Ahad 28 Oct 2018 09:47 WIB

Mereka yang Menunggu Perubahan

Tanpa empati, setiap orang jadi merasa bebas mengekspresikan kebenciannya.

Abdullah Sammy.
Abdullah Sammy.

REPUBLIKA.CO.ID, Oleh: Abdullah Sammy*

Me and all my friends we're all misunderstood.

They say we stand for nothing and there's no way we ever could.

Now we see everything that’s going wrong with the world and those who lead it.

We just feel like we don’t have the means to rise above and beat it....

Begitu penggalan lagu Waiting on the World to Change yang tiba-tiba menggema di kendaraan saya. Sebuah stasiun radio memutar lagu itu di tengah kondisi lalu lintas Jakarta yang padat merayap.

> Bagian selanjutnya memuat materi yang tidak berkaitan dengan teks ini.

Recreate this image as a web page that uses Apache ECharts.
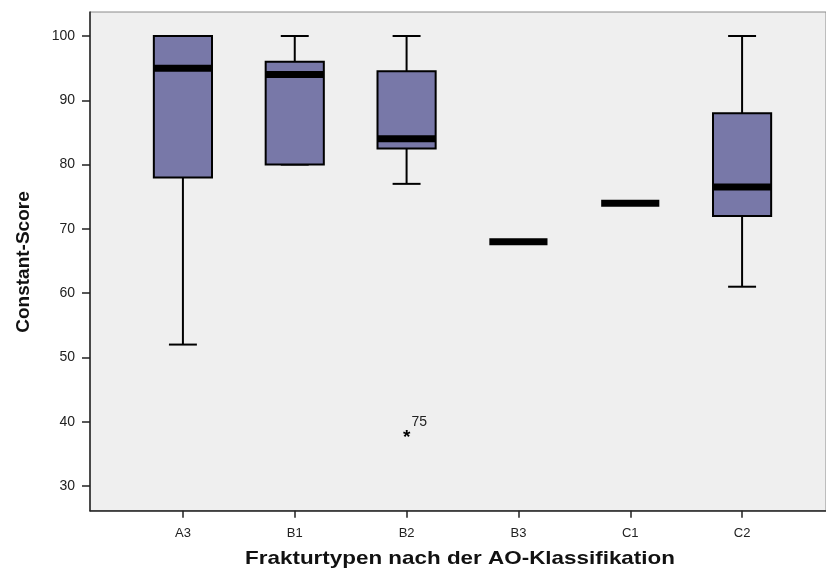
<!DOCTYPE html>
<html>
<head>
<meta charset="utf-8">
<script src="https://cdn.jsdelivr.net/npm/echarts@6/dist/echarts.min.js"></script>
<style>html,body{margin:0;padding:0;background:#fff;}#c{width:826px;height:573px;}</style>
</head>
<body>
<div id="c"></div>
<script>
// ---- data ----
const categories = ['A3', 'B1', 'B2', 'B3', 'C1', 'C2'];
const lowWhisker = [52, 80, 77, 68, 74, 61];
const q1 = [78, 80, 82.5, 68, 74, 72];
const median = [95, 94, 84, 68, 74, 76.5];
const q3 = [100, 96, 94.5, 68, 74, 88];
const highWhisker = [100, 100, 100, 68, 74, 100];
const outlierCats = ['B2'];
const outlierValues = [38];
const outlierLabels = ['75'];
const yTicks = [30, 40, 50, 60, 70, 80, 90, 100];
const xTitle = 'Frakturtypen nach der AO-Klassifikation';
const yTitle = 'Constant-Score';

const FONT = 'Liberation Sans, Arial, sans-serif';
const boxData = categories.map((c, i) => [i, lowWhisker[i], q1[i], median[i], q3[i], highWhisker[i]]);
const outData = outlierCats.map((c, i) => [categories.indexOf(c), outlierValues[i], outlierLabels[i]]);

const chart = echarts.init(document.getElementById('c'), null, {renderer: 'canvas'});
chart.setOption({
  animation: false,
  backgroundColor: '#ffffff',
  grid: [
    {left: 90, right: -5, top: 12, bottom: 62.3, show: true, backgroundColor: '#efefef', borderColor: '#8a8a8a', borderWidth: 1},
    {left: 127, right: 28, top: 36, bottom: 87}
  ],
  graphic: [
    {type: 'text', x: 460, y: 559, scaleX: 1.18, style: {text: xTitle, fontFamily: FONT, fontSize: 19, fontWeight: 'bold', fill: '#111', align: 'center', verticalAlign: 'middle'}},
    {type: 'text', x: 24, y: 262, rotation: Math.PI / 2, style: {text: yTitle, fontFamily: FONT, fontSize: 19, fontWeight: 'bold', fill: '#111', align: 'center', verticalAlign: 'middle'}}
  ],
  xAxis: [
    {gridIndex: 0, type: 'value', min: 0, max: 1, axisLine: {show: true, lineStyle: {color: '#222', width: 1.5}},
     axisTick: {show: false}, axisLabel: {show: false}, splitLine: {show: false}},
    {gridIndex: 1, type: 'category', data: categories, offset: 24.7, boundaryGap: true,
     axisLine: {show: false}, axisTick: {show: true, alignWithLabel: true, length: 7, lineStyle: {color: '#222', width: 1.5}},
     axisLabel: {margin: 16, fontFamily: FONT, fontSize: 13, color: '#222'}, splitLine: {show: false}}
  ],
  yAxis: [
    {gridIndex: 0, type: 'value', min: 0, max: 1, axisLine: {show: true, lineStyle: {color: '#222', width: 1.5}},
     axisTick: {show: false}, axisLabel: {show: false}, splitLine: {show: false}},
    {gridIndex: 1, type: 'value', min: yTicks[0], max: yTicks[yTicks.length - 1], interval: 10, offset: 37,
     axisLine: {show: false}, axisTick: {show: true, length: 8, lineStyle: {color: '#222', width: 1.5}},
     axisLabel: {margin: 15, fontFamily: FONT, fontSize: 14, color: '#222'}, splitLine: {show: false}}
  ],
  series: [
    {
      type: 'custom', xAxisIndex: 1, yAxisIndex: 1, data: boxData, clip: false,
      renderItem: function (params, api) {
        const idx = api.value(0);
        const band = api.size([1, 0])[0];
        const x = api.coord([idx, 0])[0];
        const bw = band * 0.52, cw = band * 0.25;
        const yLow = api.coord([idx, api.value(1)])[1];
        const yQ1 = api.coord([idx, api.value(2)])[1];
        const yMed = api.coord([idx, api.value(3)])[1];
        const yQ3 = api.coord([idx, api.value(4)])[1];
        const yHigh = api.coord([idx, api.value(5)])[1];
        const ls = {stroke: '#000', lineWidth: 2};
        const ch = [];
        if (api.value(5) > api.value(4)) ch.push({type: 'line', shape: {x1: x, y1: yQ3, x2: x, y2: yHigh}, style: ls});
        if (api.value(1) < api.value(2)) ch.push({type: 'line', shape: {x1: x, y1: yQ1, x2: x, y2: yLow}, style: ls});
        if (api.value(5) > api.value(1)) {
          ch.push({type: 'line', shape: {x1: x - cw / 2, y1: yHigh, x2: x + cw / 2, y2: yHigh}, style: ls});
          ch.push({type: 'line', shape: {x1: x - cw / 2, y1: yLow, x2: x + cw / 2, y2: yLow}, style: ls});
        }
        if (api.value(4) > api.value(2)) {
          ch.push({type: 'rect', shape: {x: x - bw / 2, y: yQ3, width: bw, height: yQ1 - yQ3},
                   style: {fill: '#7878a8', stroke: '#000', lineWidth: 2}});
        }
        ch.push({type: 'line', shape: {x1: x - bw / 2, y1: yMed, x2: x + bw / 2, y2: yMed}, style: {stroke: '#000', lineWidth: 7}});
        return {type: 'group', children: ch};
      }
    },
    {
      type: 'custom', xAxisIndex: 1, yAxisIndex: 1, data: outData, clip: false,
      renderItem: function (params, api) {
        const p = api.coord([api.value(0), api.value(1)]);
        return {type: 'group', children: [
          {type: 'text', style: {x: p[0], y: p[1] + 3, text: '*', fontFamily: FONT, fontSize: 19, fontWeight: 'bold', fill: '#000', align: 'center', verticalAlign: 'middle'}},
          {type: 'text', style: {x: p[0] + 5, y: p[1] - 12, text: String(outData[params.dataIndex][2]), fontFamily: FONT, fontSize: 14, fill: '#222', align: 'left', verticalAlign: 'middle'}}
        ]};
      }
    }
  ]
});
</script>
</body>
</html>
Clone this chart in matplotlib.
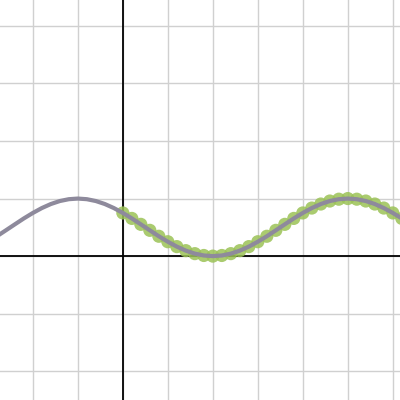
import numpy as np
import matplotlib.pyplot as plt

# curve samples (x in grid units, y in grid units)
curve_x = [-2.8, -2.6, -2.4, -2.2, -2.0, -1.8, -1.6, -1.4, -1.2, -1.0, -0.8, -0.6, -0.4, -0.2,
           0.0, 0.2, 0.4, 0.6, 0.8, 1.0, 1.2, 1.4, 1.6, 1.8, 2.0, 2.2, 2.4, 2.6, 2.8, 3.0,
           3.2, 3.4, 3.6, 3.8, 4.0, 4.2, 4.4, 4.6, 4.8, 5.0, 5.2, 5.4, 5.6, 5.8, 6.0, 6.2]
curve_y = [0.345, 0.448, 0.552, 0.655, 0.75, 0.835, 0.905, 0.957, 0.989, 1.0, 0.989, 0.957, 0.905, 0.835,
           0.75, 0.655, 0.552, 0.448, 0.345, 0.25, 0.165, 0.095, 0.043, 0.011, 0.0, 0.011, 0.043, 0.095, 0.165, 0.25,
           0.345, 0.448, 0.552, 0.655, 0.75, 0.835, 0.905, 0.957, 0.989, 1.0, 0.989, 0.957, 0.905, 0.835, 0.75, 0.655]

# green sample points (right of the y axis)
dot_x = curve_x[14:]
dot_y = curve_y[14:]

fig = plt.figure(figsize=(4, 4), dpi=100)
ax = fig.add_axes([0, 0, 1, 1])
ax.set_xlim(-2.73, 6.16)
ax.set_ylim(-2.5, 4.45)

for gx in range(-2, 7):
    ax.axvline(gx, color='#d0d0d0', lw=1, zorder=0)
for gy in range(-2, 5):
    ax.axhline(gy, color='#d0d0d0', lw=1, zorder=0)
ax.axvline(0, color='black', lw=1.3, zorder=1)
ax.axhline(0, color='black', lw=1.3, zorder=1)

ax.scatter(dot_x, dot_y, s=90, color='#9bc256', alpha=0.85, edgecolors='none', zorder=2)
ax.plot(curve_x, curve_y, color='#8e8a9c', lw=3, zorder=3)

ax.set_xticks([]); ax.set_yticks([])
for s in ax.spines.values():
    s.set_visible(False)

fig.savefig('out.png')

Lagu John Mayer ini sudah agak lama tak mampir ke telinga. Walau sudah jarang mendengar, tapi liriknya tetap mampu menyentak hati. Liriknya sesuai dengan apa yang sedang saya, atau mungkin sebagian orang rasakan saat ini.

Situasi dunia memang sedang kurang baik. Kebencian, kekerasan, dan perseteruan antar-manusia seperti mendapat panggung utama.

Sayangnya, situasi yang kurang baik ini mampir ke Indonesia. Ini utamanya melihat segala keriuhan yang terjadi di sekitar kita. Mulai dari copras-capres hingga isu soal agama yang terus mengemuka.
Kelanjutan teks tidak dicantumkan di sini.